**MATERIAL:**
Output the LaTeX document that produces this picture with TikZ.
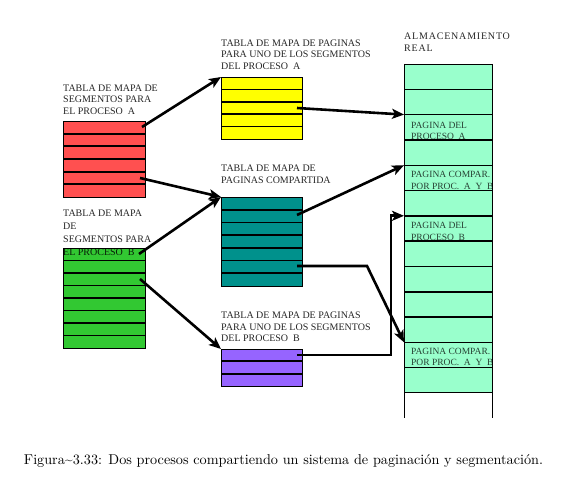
\documentclass[tikz,border=0pt]{standalone}
\usepackage{fontspec}
\usepackage{graphicx}
\usetikzlibrary{arrows.meta}
\newfontfamily\tnr{Liberation Serif}
\definecolor{redt}{RGB}{255,80,80}
\definecolor{yelt}{RGB}{255,255,0}
\definecolor{tealt}{RGB}{0,145,140}
\definecolor{greent}{RGB}{50,200,50}
\definecolor{purt}{RGB}{150,100,255}
\definecolor{memt}{RGB}{153,255,204}
\begin{document}
\begin{tikzpicture}[x=1pt,y=-1pt,
  tbl/.style={draw=black, line width=0.7pt, inner sep=0pt, outer sep=0pt, anchor=north west},
  rowline/.style={line width=1.7pt},
  thinline/.style={line width=0.8pt},
  lbl/.style={anchor=north west, inner sep=0pt, align=left, text=black, text opacity=0.85,
    font=\tnr\fontsize{10}{11.7}\selectfont},
  memlbl/.style={anchor=north west, inner sep=0pt, align=left, text=black, text opacity=0.75,
    font=\tnr\fontsize{9.5}{11.3}\selectfont},
  arr/.style={line width=2.6pt, -{Stealth[length=12pt,width=10pt,inset=3pt]}}
]
\useasboundingbox (0,0) rectangle (566,489);

% ---- tables ----
\node[tbl, fill=redt, minimum width=82pt, minimum height=76pt] (red) at (63,121) {};
\foreach \k in {1,...,5} \draw[rowline] (63,121+12.67*\k) -- (145,121+12.67*\k);

\node[tbl, fill=yelt, minimum width=81pt, minimum height=62pt] (yel) at (221,77) {};
\foreach \k in {1,...,4} \draw[rowline] (221,77+12.4*\k) -- (302,77+12.4*\k);

\node[tbl, fill=tealt, minimum width=81pt, minimum height=89pt] (teal) at (221,197) {};
\foreach \k in {1,...,6} \draw[rowline] (221,197+12.71*\k) -- (302,197+12.71*\k);

\node[tbl, fill=greent, minimum width=82pt, minimum height=100pt] (grn) at (63,248) {};
\foreach \k in {1,...,7} \draw[rowline] (63,248+12.5*\k) -- (145,248+12.5*\k);

\node[tbl, fill=purt, minimum width=81pt, minimum height=37pt] (pur) at (221,349) {};
\foreach \k in {1,2} \draw[rowline] (221,349+12.33*\k) -- (302,349+12.33*\k);

% ---- real storage ----
\fill[memt] (404,64) rectangle (492,392.9);
\draw[thinline] (404,64) -- (492,64);
\draw[thinline] (404,64) -- (404,418);
\draw[thinline] (492,64) -- (492,418);
\foreach \k in {2,3,5,6,7,8,9,10,12} \draw[rowline] (404,64+25.3*\k) -- (492,64+25.3*\k);
\foreach \k in {1,4,11,13} \draw[thinline] (404,64+25.3*\k) -- (492,64+25.3*\k);
\coordinate (m2) at (404,114.6);
\coordinate (m4) at (404,165.2);
\coordinate (m6) at (404,215.8);
\coordinate (m11) at (404,342.3);

\begin{scope}
\clip (404,64) rectangle (492,393);
\node[memlbl] (pa) at (411,122.2) {PAGINA DEL\\PROCESO\ \ A};
\node[memlbl] (pc1) at (411,171.4) {PAGINA COMPAR.\\POR PROC.\ \ A\ \ Y\ \ B};
\node[memlbl] (pb) at (411,222.5) {PAGINA DEL\\PROCESO\ \ B};
\node[memlbl] (pc2) at (411,348.2) {PAGINA COMPAR.\\POR PROC.\ \ A\ \ Y\ \ B};
\end{scope}

% ---- labels ----
\node[lbl] (lred) at (63,84.4) {TABLA DE MAPA DE\\SEGMENTOS PARA\\EL PROCESO\ \ A};
\node[lbl] (lyel) at (221,39.4) {TABLA DE MAPA DE PAGINAS\\PARA UNO DE LOS SEGMENTOS\\DEL PROCESO\ \ A};
\node[lbl] (lteal) at (221,165.1) {TABLA DE MAPA DE\\PAGINAS COMPARTIDA};
\node[lbl, font=\tnr\fontsize{10}{13}\selectfont] (lgrn) at (63,210.1) {TABLA DE MAPA\\DE\\SEGMENTOS PARA\\EL PROCESO\ \ B};
\node[lbl] (lpur) at (221,311.7) {TABLA DE MAPA DE PAGINAS\\PARA UNO DE LOS SEGMENTOS\\DEL PROCESO\ \ B};
\node[lbl, font=\tnr\fontsize{10}{12.7}\selectfont\addfontfeature{LetterSpace=8}] (lmem) at (404,32.4) {ALMACENAMIENTO\\REAL};

% ---- arrows ----
\coordinate (a1) at (142,127);
\coordinate (a2) at (140,178);
\coordinate (a3) at (139,254);
\coordinate (a4) at (140,279);
\coordinate (a5) at (297,108);
\coordinate (a6) at (297,215);
\coordinate (a7) at (297,266);
\coordinate (a7b) at (367,266);
\coordinate (a8) at (297,355);
\coordinate (a8b) at (391,355);
\coordinate (a8c) at (391,215.8);

\draw[arr] (a1) -- (yel.north west);
\draw[arr] (a2) -- (teal.north west);
\draw[arr] (a3) -- (teal.north west);
\draw[arr] (a4) -- (pur.north west);
\draw[arr] (a5) -- (m2);
\draw[arr] (a6) -- (m4);
\draw[arr] (a7) -- (a7b) -- (m11);
\draw[arr] (a8) -- (a8b) -- (a8c) -- (m6);

% ---- caption ----
\node[anchor=base, inner sep=0pt] (cap) at (283.5,465)
  {\resizebox{519pt}{!}{Figura\textasciitilde 3.33: Dos procesos compartiendo un sistema de paginación y segmentación.}};
\end{tikzpicture}
\end{document}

**WHAT YOU SHOULD DO:** Copy nothing but the lines from the first one in the listing through the line with "(221,349+12.33*\k) -- (302,349+12.33*\k);", and omit the pictures.

**SOLUTION TO THE PROBLEM:**
Output the LaTeX document that produces this picture with TikZ.
\documentclass[tikz,border=0pt]{standalone}
\usepackage{fontspec}
\usepackage{graphicx}
\usetikzlibrary{arrows.meta}
\newfontfamily\tnr{Liberation Serif}
\definecolor{redt}{RGB}{255,80,80}
\definecolor{yelt}{RGB}{255,255,0}
\definecolor{tealt}{RGB}{0,145,140}
\definecolor{greent}{RGB}{50,200,50}
\definecolor{purt}{RGB}{150,100,255}
\definecolor{memt}{RGB}{153,255,204}
\begin{document}
\begin{tikzpicture}[x=1pt,y=-1pt,
  tbl/.style={draw=black, line width=0.7pt, inner sep=0pt, outer sep=0pt, anchor=north west},
  rowline/.style={line width=1.7pt},
  thinline/.style={line width=0.8pt},
  lbl/.style={anchor=north west, inner sep=0pt, align=left, text=black, text opacity=0.85,
    font=\tnr\fontsize{10}{11.7}\selectfont},
  memlbl/.style={anchor=north west, inner sep=0pt, align=left, text=black, text opacity=0.75,
    font=\tnr\fontsize{9.5}{11.3}\selectfont},
  arr/.style={line width=2.6pt, -{Stealth[length=12pt,width=10pt,inset=3pt]}}
]
\useasboundingbox (0,0) rectangle (566,489);

% ---- tables ----
\node[tbl, fill=redt, minimum width=82pt, minimum height=76pt] (red) at (63,121) {};
\foreach \k in {1,...,5} \draw[rowline] (63,121+12.67*\k) -- (145,121+12.67*\k);

\node[tbl, fill=yelt, minimum width=81pt, minimum height=62pt] (yel) at (221,77) {};
\foreach \k in {1,...,4} \draw[rowline] (221,77+12.4*\k) -- (302,77+12.4*\k);

\node[tbl, fill=tealt, minimum width=81pt, minimum height=89pt] (teal) at (221,197) {};
\foreach \k in {1,...,6} \draw[rowline] (221,197+12.71*\k) -- (302,197+12.71*\k);

\node[tbl, fill=greent, minimum width=82pt, minimum height=100pt] (grn) at (63,248) {};
\foreach \k in {1,...,7} \draw[rowline] (63,248+12.5*\k) -- (145,248+12.5*\k);

\node[tbl, fill=purt, minimum width=81pt, minimum height=37pt] (pur) at (221,349) {};
\foreach \k in {1,2} \draw[rowline] (221,349+12.33*\k) -- (302,349+12.33*\k);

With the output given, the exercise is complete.